The liberal press has been blaming the federal government for about all that went wrong in this catastrophe, including a failure to reinforce levees designed for level-3 hurricanes. Although the seriousness of the risk had been known for a good twenty years, no action had been taken.  For all its current posturing, the same liberal press had opposed the funding of flood-control works, which it had denounced as a boondoggle of the Army Corps of Engineers.  Environmentalists also opposed an upgrade for reasons of their own, which had to do with the usual fuzzy theories about “natural” habitats and ecologies.  In addition, a takeover by the Army Corps of Engineers did not sit well with the local administration of the levees, a bureaucracy designed to provide cushy jobs for the Louisiana politicians’ cronies.  The Bush administration has been generous in allocating funds for Louisiana public works, but levee reinforcement was not the state officials’ priority.   

Underlying this tragedy is the unmentioned toxicity of the politics of race.  About seventy percent of the population of New Orleans is black.  A substantial fraction of it is poor and uneducated.  The murder rate is one of the highest in the country, if not the highest.  Drug use is rampant, and AFDC has been the only legal support of successive generations of families headed by single mothers.  Corruption and ineptitude dominate the city’s administration.  Does that dismal portrait look familiar?  Of course it does.  It describes life in many American inner cities, the life of those most vulnerable to natural disasters and administration incompetence and corruption. Yet, for about forty years, a national effort to bring these seemingly forsaken fellow citizens into the mainstream of our society has failed, in spite of an ever-expanding system of laws backed up by a myriad of public or private programs especially created to make the dream of a Great Society a reality. 

Why such a failure?  For a large part, its cause rests with the crude but effective propaganda generously spread by self-appointed leaders and their cronies who draw political power and riches from the existence of a black underclass.  For decades, these parasites have charged that whites constantly conspire to keep blacks poor and powerless---if not worse---and that any individual effort to improve one’s lot is futile.  They have also claimed for their wretched constituency a moral entitlement to unlimited government support, which only they can wrest from the white establishment.  This rubbish has carefully cultivated a culture of paranoia, dependence, despair, rejection of traditional values, lawlessness, and self-segregation.  Far from trying to break the noxious myths, Democrat politicians have shamelessly exploited them in their election campaigns.

Levees can be fixed, and the Crescent City can be rebuilt---preferably on safer ground---but the misery of the inner cities will remain.  For all its ravages, the New Orleans disaster may have revealed to the doubters that America is good and just.  A black man, in recounting his rescue, said that he had changed his mind about white people, adding that they had been exceedingly solicitous and generous to him. 
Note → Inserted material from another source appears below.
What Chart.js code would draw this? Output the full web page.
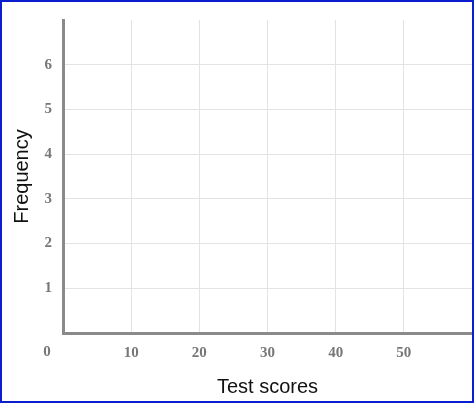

Meanwhile, nasty as ever, the Washington Democrats have wasted no time to start accusing the president and his administration of negligence, if not malice, against all evidence.  Their shrill calls for an investigation may well backfire.  In the end, the accusatory finger will point at the state of Louisiana and its representatives in Congress.  Now, would it not be a noble gesture on the part of Congress to redirect the pork of the highway appropriations to the Katrina relief operations and the reconstruction of Biloxi, Mobile, New Orleans and other coastal towns?  Well, I will not hold my breath, because I doubt that these projects can compete on Capitol Hill with essentials like bicycle paths, parks, nature preserves, and such.